OOP has 4 principles: Encapsulation, Abstraction, Inheritance, Polymorphism.
1. Encapsulation
This is the binding of data to functions. This concept keeps the data safe. Many OOP languages prevent anything other than specific methods in the class owning the data to access that data.
2. Abstraction
Abstraction is the idea that if you are repeating one thing too often, it should be its own entity. if a programmer is repeatedly rewriting the same function for different objects, that function could be abstracted to become its own entity.
3. Inheritance.
Inheritance lets certain classes be under the umbrella of other classes. Each subclass can inherit information and functionality from that class, while also allowing subclasses to have their own unique functions. It also saves time by allowing programmers to reuse code they’ve already typed in other classes.
4. Polymorphism.
Polymorphism is the ability to handle objects differently depending on what they are. Developers can define different methods for handling objects based on their derived class. So for example, if we wanted to find the size of something, we might have to adapt how we measure it based on what it is. Polymorphism allows us to create a function that can accept either object, still giving us a sane measurement.
Why use OOP?
Code is reusable.
Object-Oriented languages are modular by design. Polymorphism and abstraction make it possible for a function to be used again and again. Developers can also copy information and functionality that’s already been written with inheritance. As a result, OOP saves time, reduces complexity, and saves space.
Parallel development.
OOP makes concurrent working easier, especially if the development team is large. Parts of the program can be developed separately from each other and still function under object-oriented principles. Teams can work on multiple objects at the same time without the risk of damaging or duplicating anyone else’s work.
Code is easier to maintain.
Code is much easier to maintain because it’s in one place, being called and reused. Instead of having to individually fix many different instances where a function is called, we can fix the one modular and polymorphic function.
Additionally, because Object-oriented programming languages have a modular structure, the code is easier to read. Because it is easier to read, it’s easier to maintain.
Security.
OOP languages have security built-in with encapsulation. Objects are self-contained. Each bit of functionality operates independently from the others and leaves the others alone. Other methods and classes cannot access private data by default, and programs written in OOP languages are more secure as a result.
OOP has a place now and in the future.
Perhaps the most persuasive argument for using OOP is the languages that apply the principles.
Java, Python, and C++ are all examples of popular OOP languages. Others include Lisp, and Perl, Ruby, and C#. All these languages support programming using the class and objects paradigm. One top of these, JavaScript, and PHP are both object-oriented programming languages too and support object-oriented principles.

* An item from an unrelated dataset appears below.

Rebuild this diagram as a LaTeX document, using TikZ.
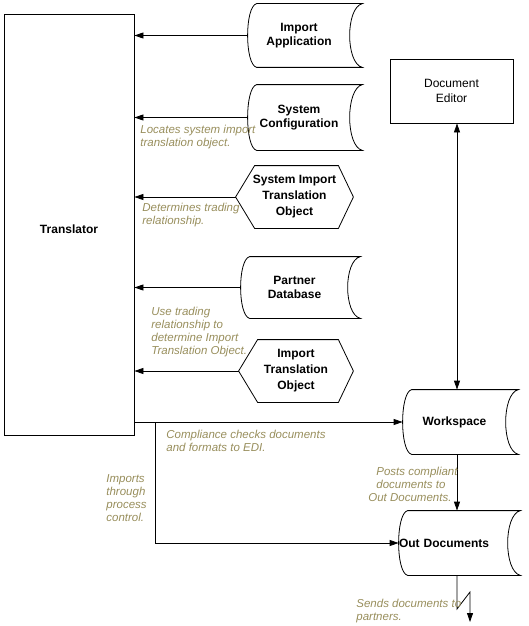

Java is one of the most widely used, and in-demand languages of all time. Its tag line “write once, run anywhere”, reflects the number of platforms it runs on. Python too is demonstrative of the reach OOP has. Python has a strong usage within machine learning and data science. Considering that these are both current and rapidly evolving tech trends, OOP has well and truly got a foothold in shaping the potential of technology.
Conclusion
In Sum, OOP languages are everywhere we look. We know that many of the most widely used coding languages that make up the computing world today are object-oriented. Understanding how object-oriented languages work and why they are useful is important for almost every career in computing.
They have a unique set of pillars that encourage its wide use. Thanks to these principles, code is reusable, secure, and easy to maintain. OOP also allows developers to work collaboratively in large teams without duplicating or damaging another’s work. With these considerations in mind, it’s not hard to see why OOP languages are so popular, and that these languages have a solid foothold in the future of tech.